Electric Vehicle-Oriented Predictive Control for SRMs 8/6 with Optimized Dual-Phase Excitation Vectors

The Switched Reluctance Motor (SRM) is a strong candidate for high-performance industrial drives and electric vehicle (EV) propulsion due to its robust, magnet-free construction, high fault tolerance. The main drawback of the switched reluctance motor is the nonlinear behavior producing high torque ripple and noise these factors significantly hinder their widespread adoption. A novel alternative that is being investigated the last years to mitigate this problem is FCS-MPC (Finite Control Set Model Predictive Control), nevertheless the existing implementation use an eight-vector set as a base including single phase and dual phase excitation that don’t have equal magnitude, representing a nonuniform distribution in the αβ-plane.
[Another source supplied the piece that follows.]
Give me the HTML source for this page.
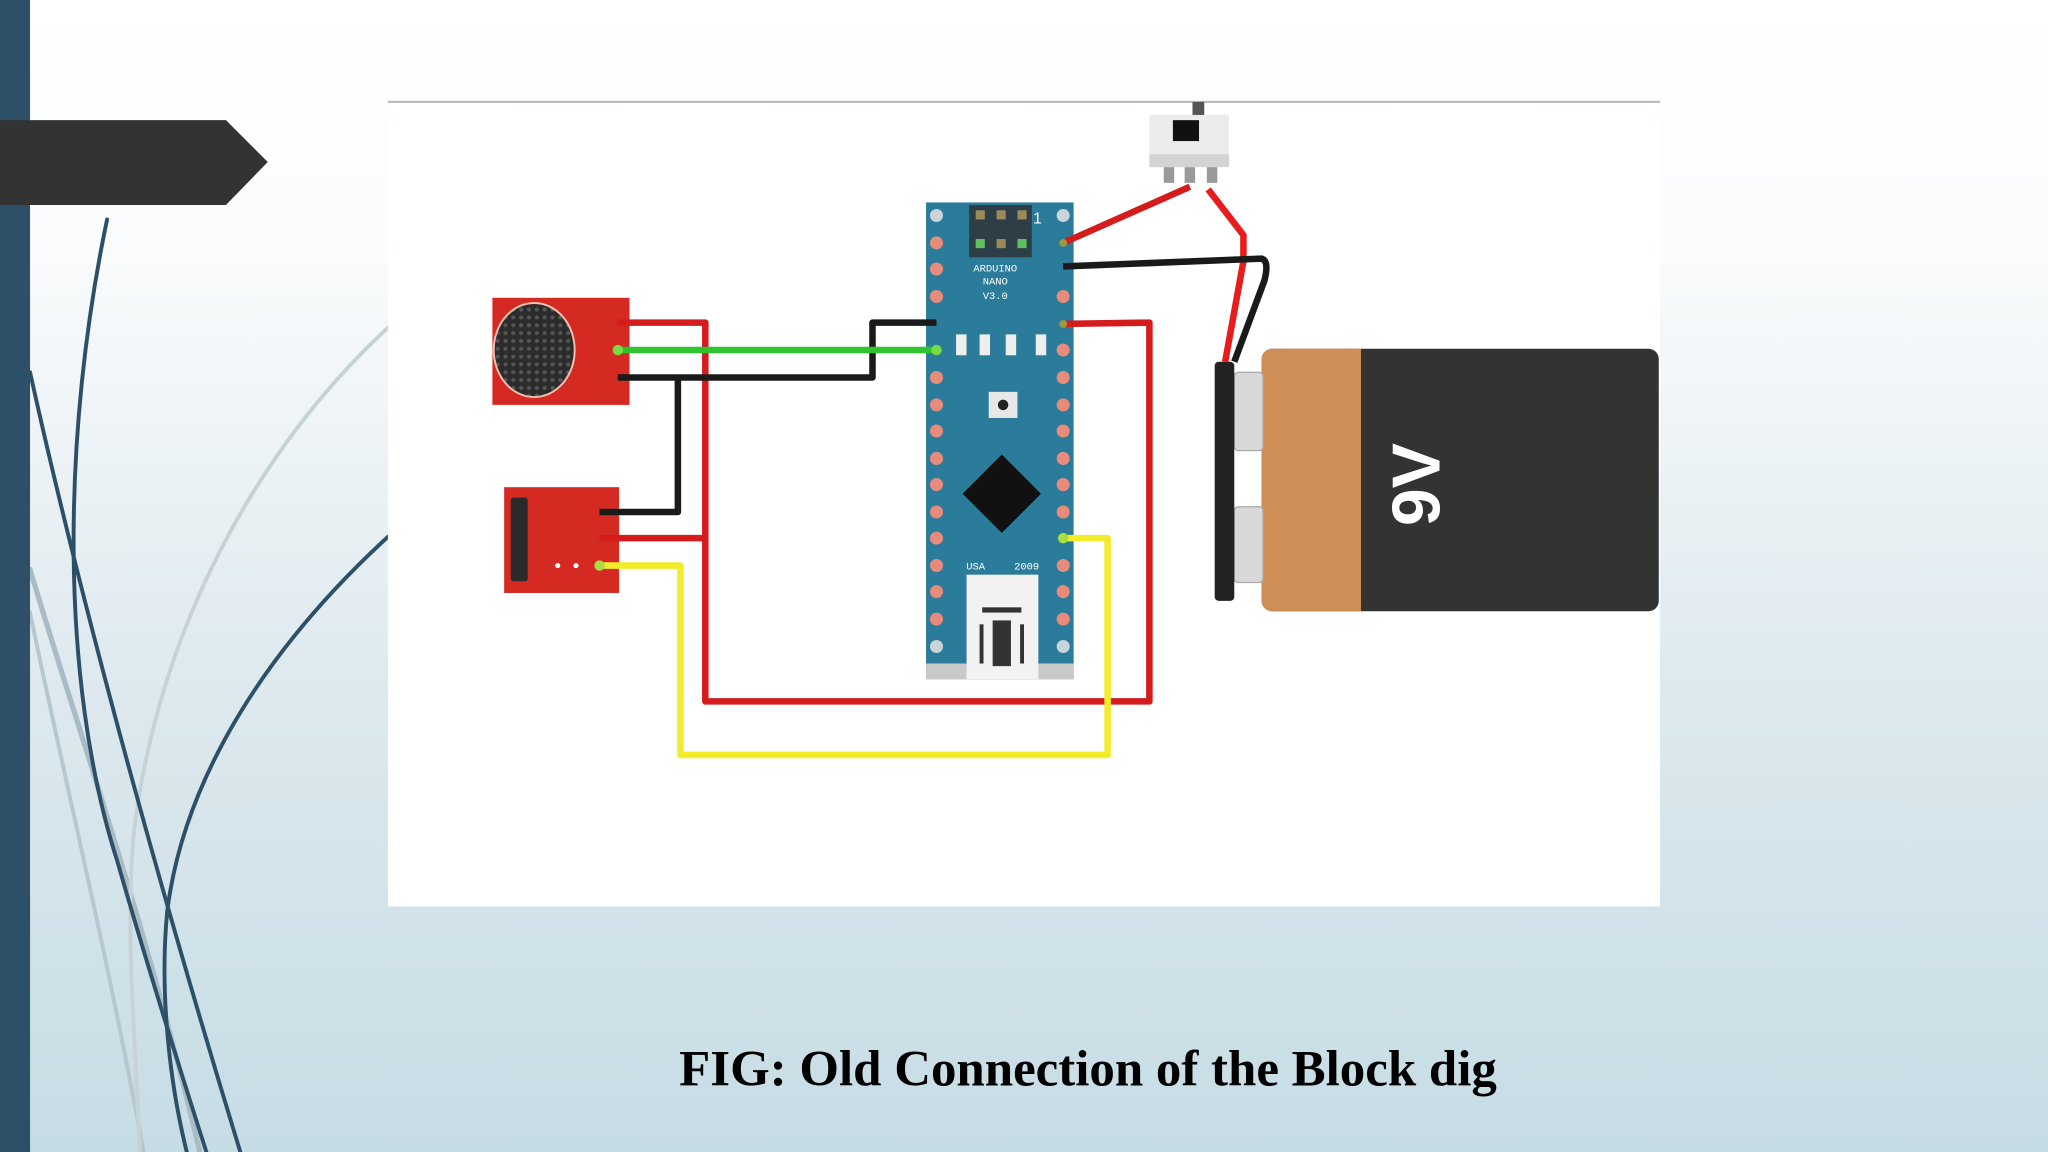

Therefore, this article, propose a novel eight vector set, that excites two phases in every vector with equal magnitude distributed in the αβ-plane, this new set of vectors result in smother current transitions, and reduce the torque ripple improve the dynamic behavior, this strategy is validated on the MATLAB/Simulink platform present detailed results comparing the proposed and the conventional method. The findings indicate a reduction in torque ripple by up to 58%, an improvement in acceleration time by up to 64%. The method demonstrates strong potential for scalable SRM performance enhancement in demanding applications such as EV drives.